** Begin **
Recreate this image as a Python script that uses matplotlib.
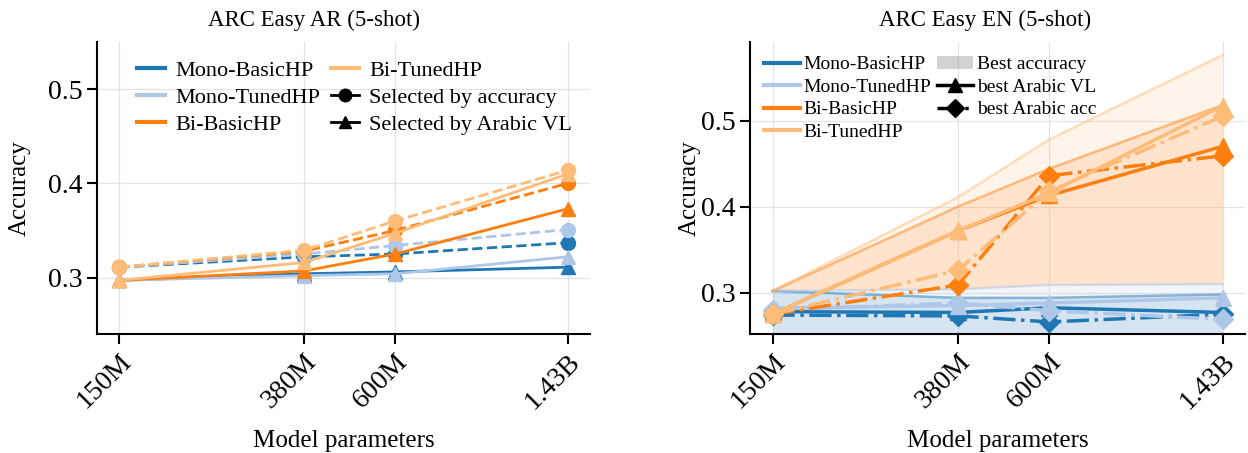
import numpy as np
import matplotlib
matplotlib.use("Agg")
import matplotlib.pyplot as plt
from matplotlib.lines import Line2D
from matplotlib.patches import Patch

plt.rcParams['font.family'] = ['Liberation Serif', 'DejaVu Serif']
plt.rcParams['mathtext.fontset'] = 'stix'

# model sizes and tick labels
sizes = [150e6, 380e6, 600e6, 1.43e9]
size_labels = ['150M', '380M', '600M', '1.43B']

configs = ['Mono-BasicHP', 'Mono-TunedHP', 'Bi-BasicHP', 'Bi-TunedHP']
colors = ['#1f77b4', '#aec7e8', '#ff7f0e', '#ffbb78']

# ARC Easy AR: selected by accuracy / selected by Arabic VL
ar_acc_mono_basic = [0.311, 0.322, 0.325, 0.337]
ar_acc_mono_tuned = [0.311, 0.325, 0.334, 0.351]
ar_acc_bi_basic = [0.311, 0.328, 0.350, 0.400]
ar_acc_bi_tuned = [0.311, 0.329, 0.360, 0.414]
ar_vl_mono_basic = [0.297, 0.304, 0.306, 0.311]
ar_vl_mono_tuned = [0.297, 0.302, 0.304, 0.322]
ar_vl_bi_basic = [0.297, 0.307, 0.325, 0.373]
ar_vl_bi_tuned = [0.297, 0.316, 0.347, 0.410]

# ARC Easy EN: best accuracy, best Arabic VL, best Arabic acc
en_best_mono_basic = [0.302, 0.294, 0.294, 0.298]
en_best_mono_tuned = [0.302, 0.304, 0.309, 0.310]
en_best_bi_basic = [0.302, 0.400, 0.444, 0.518]
en_best_bi_tuned = [0.302, 0.411, 0.478, 0.576]
en_vl_mono_basic = [0.278, 0.277, 0.2825, 0.277]
en_vl_mono_tuned = [0.282, 0.285, 0.288, 0.294]
en_vl_bi_basic = [0.275, 0.372, 0.413, 0.470]
en_vl_bi_tuned = [0.275, 0.372, 0.416, 0.517]
en_acc_mono_basic = [0.274, 0.273, 0.266, 0.275]
en_acc_mono_tuned = [0.280, 0.288, 0.279, 0.269]
en_acc_bi_basic = [0.275, 0.309, 0.436, 0.459]
en_acc_bi_tuned = [0.275, 0.326, 0.418, 0.505]

ar_acc = [ar_acc_mono_basic, ar_acc_mono_tuned, ar_acc_bi_basic, ar_acc_bi_tuned]
ar_vl = [ar_vl_mono_basic, ar_vl_mono_tuned, ar_vl_bi_basic, ar_vl_bi_tuned]
en_best = [en_best_mono_basic, en_best_mono_tuned, en_best_bi_basic, en_best_bi_tuned]
en_vl = [en_vl_mono_basic, en_vl_mono_tuned, en_vl_bi_basic, en_vl_bi_tuned]
en_acc = [en_acc_mono_basic, en_acc_mono_tuned, en_acc_bi_basic, en_acc_bi_tuned]

fig = plt.figure(figsize=(12.48, 4.53), dpi=100)
ax1 = fig.add_axes([0.0777, 0.2627, 0.395, 0.644])
ax2 = fig.add_axes([0.601, 0.2627, 0.3966, 0.644])


def style_axis(ax, title, title_x, ypad):
    ax.set_xscale('log')
    ax.minorticks_off()
    ax.set_xticks(sizes)
    ax.set_xticklabels(size_labels, rotation=45, ha='right', rotation_mode='anchor')
    ax.set_yticks([0.3, 0.4, 0.5])
    ax.tick_params(labelsize=20, length=7, width=1.5)
    ax.tick_params(axis='x', pad=4)
    for s in ['top', 'right']:
        ax.spines[s].set_visible(False)
    for s in ['left', 'bottom']:
        ax.spines[s].set_linewidth(1.5)
    ax.grid(True, color='#e3e3e3', linewidth=0.9)
    ax.set_axisbelow(True)
    ax.set_title(title, fontsize=16.5, pad=11.5, x=title_x)
    ax.set_xlabel('Model parameters', fontsize=18, labelpad=11)
    ax.set_ylabel('Accuracy', fontsize=18, labelpad=ypad)


# left panel
for c, col in enumerate(colors):
    ax1.plot(sizes, ar_vl[c], '-', color=col, lw=2, marker='^', ms=10, zorder=3)
    ax1.plot(sizes, ar_acc[c], '--', color=col, lw=2, marker='o', ms=10, zorder=3)
ax1.set_ylim(0.24, 0.55)
style_axis(ax1, 'ARC Easy AR (5-shot)', 0.44, 12.5)

h1 = [Line2D([], [], color=col, lw=3) for col in colors]
h1 += [Line2D([], [], color='black', lw=2, marker='o', ms=9),
       Line2D([], [], color='black', lw=2, marker='^', ms=9)]
l1 = configs + ['Selected by accuracy', 'Selected by Arabic VL']
ax1.legend(h1, l1, ncol=2, loc='upper left', bbox_to_anchor=(0.055, 0.985), frameon=False,
           fontsize=16, handlelength=1.25, handletextpad=0.45, columnspacing=0.5,
           labelspacing=0.3, borderaxespad=0.2)

# right panel
y_lo = 0.252
ax2.set_ylim(y_lo, 0.591)
mono_top = np.maximum(en_best_mono_basic, en_best_mono_tuned)
for c, col in enumerate(colors):
    base = np.full(len(sizes), y_lo) if c < 2 else mono_top
    ax2.fill_between(sizes, base, en_best[c], color=col, alpha=0.15, lw=0, zorder=1)
    ax2.plot(sizes, en_best[c], '-', color=col, lw=1.8, alpha=0.5, zorder=2)
for c, col in enumerate(colors):
    ax2.plot(sizes, en_vl[c], '-', color=col, lw=2.5, marker='^', ms=11, zorder=3)
    ax2.plot(sizes, en_acc[c], '-.', color=col, lw=2.5, marker='D', ms=10, zorder=3)
style_axis(ax2, 'ARC Easy EN (5-shot)', 0.474, 0)

h2 = [Line2D([], [], color=col, lw=3) for col in colors]
h2 += [Patch(facecolor='gray', alpha=0.35, edgecolor='none'),
       Line2D([], [], color='black', lw=2.5, marker='^', ms=10),
       Line2D([], [], color='black', lw=2.5, ls='-.', marker='D', ms=9)]
l2 = configs + ['Best accuracy', 'best Arabic VL', 'best Arabic acc']
ax2.legend(h2, l2, ncol=2, loc='upper left', bbox_to_anchor=(0.0, 1.0), frameon=False,
           fontsize=14, handlelength=1.85, handletextpad=0.2, columnspacing=0.3,
           labelspacing=0.25, borderaxespad=0.3)

fig.savefig('out.png', dpi=100)
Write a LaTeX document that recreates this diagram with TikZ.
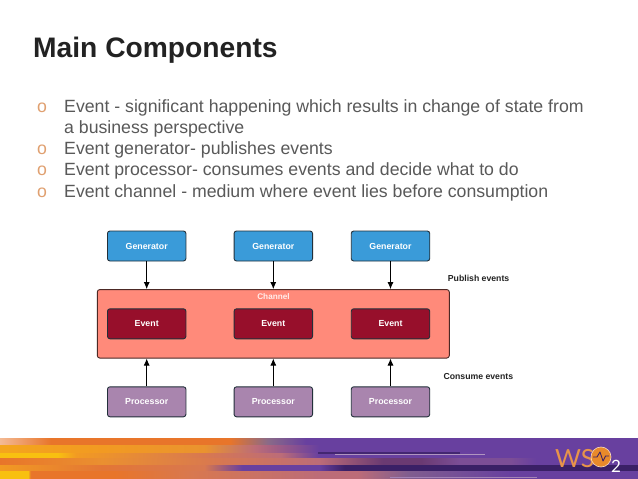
\documentclass[tikz,border=0pt]{standalone}
\usepackage{fontspec}
\setmainfont{Liberation Sans}
\newfontfamily\logofont{Lato}
\usetikzlibrary{arrows.meta}
\definecolor{genC}{HTML}{3A9BD9}
\definecolor{evC}{HTML}{970F2B}
\definecolor{prC}{HTML}{A985AE}
\definecolor{chC}{HTML}{FF8A7A}
\definecolor{edgeC}{HTML}{22303A}
\definecolor{bodyC}{HTML}{595959}
\definecolor{titleC}{HTML}{222222}
\definecolor{bulletC}{HTML}{E0A070}
\definecolor{logoC}{HTML}{E8944A}
\definecolor{logoO}{HTML}{E98A2B}
\definecolor{bOr}{HTML}{E8752A}
\definecolor{bYe}{HTML}{F8C010}
\definecolor{bAm}{HTML}{F29A22}
\definecolor{bSa}{HTML}{D87850}
\definecolor{bRo}{HTML}{BC6C78}
\definecolor{bPu}{HTML}{68409F}
\definecolor{bGr}{HTML}{8A6A88}
\definecolor{bDk}{HTML}{3A2066}
\definecolor{bMa}{HTML}{6A3A72}
\definecolor{bLi}{HTML}{7C4E96}
% position = 25 + x*50/638
\pgfdeclarehorizontalshading{sOne}{100bp}{color(0bp)=(bOr!50!white); color(25bp)=(bOr!50!white); color(29bp)=(bOr); color(43bp)=(bOr); color(46bp)=(bGr); color(49bp)=(bPu); color(100bp)=(bPu)}
\pgfdeclarehorizontalshading{sTwo}{100bp}{color(0bp)=(bAm!70!bYe); color(25bp)=(bAm!70!bYe); color(33bp)=(bAm); color(41bp)=(bAm!85!bRo); color(45bp)=(bRo); color(50bp)=(bPu); color(100bp)=(bPu)}
\pgfdeclarehorizontalshading{sThree}{100bp}{color(0bp)=(bYe); color(25bp)=(bYe); color(29.5bp)=(bYe); color(31bp)=(bAm); color(41bp)=(bSa); color(47bp)=(bRo); color(50bp)=(bPu); color(100bp)=(bPu)}
\pgfdeclarehorizontalshading{sFour}{100bp}{color(0bp)=(bOr); color(25bp)=(bOr); color(33bp)=(bAm!70!bSa); color(42bp)=(bSa); color(50bp)=(bRo); color(55bp)=(bMa); color(58bp)=(bMa); color(61bp)=(bLi); color(65bp)=(bLi); color(67bp)=(bPu); color(100bp)=(bPu)}
\pgfdeclarehorizontalshading{sFive}{100bp}{color(0bp)=(bAm); color(25bp)=(bAm); color(33bp)=(bOr!70!bSa); color(41bp)=(bSa); color(44bp)=(bPu); color(50bp)=(bPu); color(52bp)=(bDk); color(100bp)=(bDk)}
\pgfdeclarehorizontalshading{sSix}{100bp}{color(0bp)=(bYe); color(25bp)=(bYe); color(27.2bp)=(bYe); color(27.4bp)=(bOr); color(34bp)=(bOr); color(40bp)=(bSa); color(50bp)=(bRo); color(53bp)=(bRo); color(57bp)=(bGr!70!bPu); color(65bp)=(bPu); color(100bp)=(bPu)}
\tikzset{
  bandstrip/.style={draw=none},
  flowbox/.style={draw=edgeC, line width=0.9pt, rounded corners=2.5pt, minimum width=78.5pt, minimum height=30pt, inner sep=0pt, text=white, font=\fontsize{8.8}{10}\selectfont\bfseries},
  genbox/.style={flowbox, fill=genC},
  evbox/.style={flowbox, fill=evC},
  prbox/.style={flowbox, fill=prC},
  flow/.style={draw=black, line width=0.9pt, -{Latex[length=7pt,width=6pt]}},
  sidelabel/.style={inner sep=0pt, text=titleC, font=\fontsize{8.7}{10}\selectfont\bfseries},
  bodyline/.style={anchor=base west, inner sep=0pt, text=bodyC, font=\fontsize{17.7}{20}\selectfont},
  bulletmark/.style={anchor=base west, inner sep=0pt, text=bulletC, font=\fontsize{17.7}{20}\selectfont},
}
\begin{document}
\begin{tikzpicture}[x=1pt,y=-1pt]
\useasboundingbox (0,0) rectangle (638,479);
\fill[white] (0,0) rectangle (638,479);
% band
\shade[bandstrip,shading=sOne]   (0,438) rectangle (638,445.5);
\shade[bandstrip,shading=sTwo]   (0,445) rectangle (638,453.5);
\shade[bandstrip,shading=sThree] (0,453) rectangle (638,458.5);
\shade[bandstrip,shading=sFour]  (0,458) rectangle (638,465.5);
\shade[bandstrip,shading=sFive]  (0,465) rectangle (638,471.5);
\shade[bandstrip,shading=sSix]   (0,471) rectangle (638,479);
\fill[bDk!80!bPu] (318,452) rectangle (460,454);
\fill[bLi!60!white] (335,453.6) rectangle (485,455);
\fill[bLi!70!white] (390,477) rectangle (537,478.2);
% title and text
\node[anchor=base west, inner sep=0pt, text=titleC, font=\fontsize{28.2}{30}\selectfont\bfseries] (title) at (33,57) {Main Components};
\node[bulletmark] (b1) at (37,112.7) {o};
\node[bulletmark] (b2) at (37,154.3) {o};
\node[bulletmark] (b3) at (37,175.3) {o};
\node[bulletmark] (b4) at (37,197.3) {o};
\node[bodyline] (l1) at (64,112.7) {Event - significant happening which results in change of state from};
\node[bodyline] (l2) at (64,133.3) {a business perspective};
\node[bodyline] (l3) at (64,154.3) {Event generator- publishes events};
\node[bodyline] (l4) at (64,175.3) {Event processor- consumes events and decide what to do};
\node[bodyline] (l5) at (64,197.3) {Event channel - medium where event lies before consumption};
% diagram
\node[draw=black!70!chC, line width=0.9pt, fill=chC, rounded corners=2.5pt, minimum width=352pt, minimum height=68.5pt, inner sep=0pt] (ch) at (273.3,323.8) {};
\node[inner sep=0pt, text=white!85!chC, font=\fontsize{8.2}{10}\selectfont\bfseries] (chl) at (273.5,296.5) {Channel};
\node[genbox] (g1) at (146.7,246) {Generator};
\node[genbox] (g2) at (273.3,246) {Generator};
\node[genbox] (g3) at (390.5,246) {Generator};
\node[evbox] (e1) at (146.7,323.8) {Event};
\node[evbox] (e2) at (273.3,323.8) {Event};
\node[evbox] (e3) at (390.5,323.8) {Event};
\node[prbox] (p1) at (146.7,401.8) {Processor};
\node[prbox] (p2) at (273.3,401.8) {Processor};
\node[prbox] (p3) at (390.5,401.8) {Processor};
\foreach \n in {1,2,3} {
  \draw[flow] (g\n.south) -- (g\n.south |- ch.north);
  \draw[flow] (p\n.north) -- (p\n.north |- ch.south);
}
\node[sidelabel, anchor=west] (pub) at (447.7,278.7) {Publish events};
\node[sidelabel, anchor=west] (con) at (443.3,376.3) {Consume events};
% logo
\node[anchor=base west, inner sep=0pt, text=logoC, font=\logofont\fontsize{25}{28}\selectfont] (ws) at (555,467) {WS};
\node[circle, fill=logoO, draw=white!70!logoO, line width=0.6pt, minimum size=20pt, inner sep=0pt] (oo) at (601,457) {};
\draw[bDk, line width=0.9pt, line join=round] ([xshift=-8pt]oo.center) -- ++(4,0) -- ++(3,-5) -- ++(3,9) -- ++(2.5,-5) -- ++(3.5,0);
\node[anchor=base west, inner sep=0pt, text=white, font=\logofont\fontsize{17}{18}\selectfont] (two) at (611,472) {2};
\end{tikzpicture}
\end{document}
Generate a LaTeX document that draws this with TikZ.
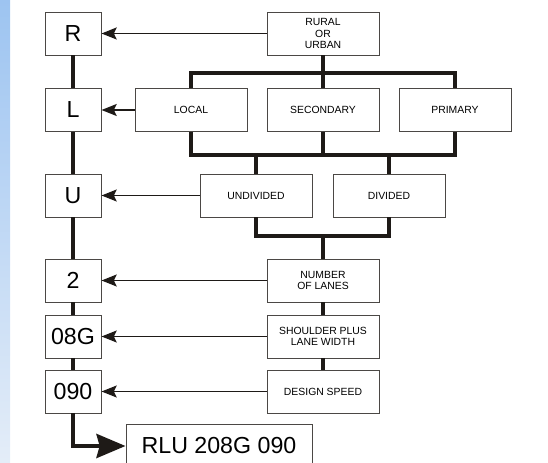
** End **
SET TASK: Copy nothing but the lines from the top of the material through the line holding "size_labels = ['150M', '380M', '600M', '1.43B']", exactly as written; omit pictures.

TASK OUTPUT:
Recreate this image as a Python script that uses matplotlib.
import numpy as np
import matplotlib
matplotlib.use("Agg")
import matplotlib.pyplot as plt
from matplotlib.lines import Line2D
from matplotlib.patches import Patch

plt.rcParams['font.family'] = ['Liberation Serif', 'DejaVu Serif']
plt.rcParams['mathtext.fontset'] = 'stix'

# model sizes and tick labels
sizes = [150e6, 380e6, 600e6, 1.43e9]
size_labels = ['150M', '380M', '600M', '1.43B']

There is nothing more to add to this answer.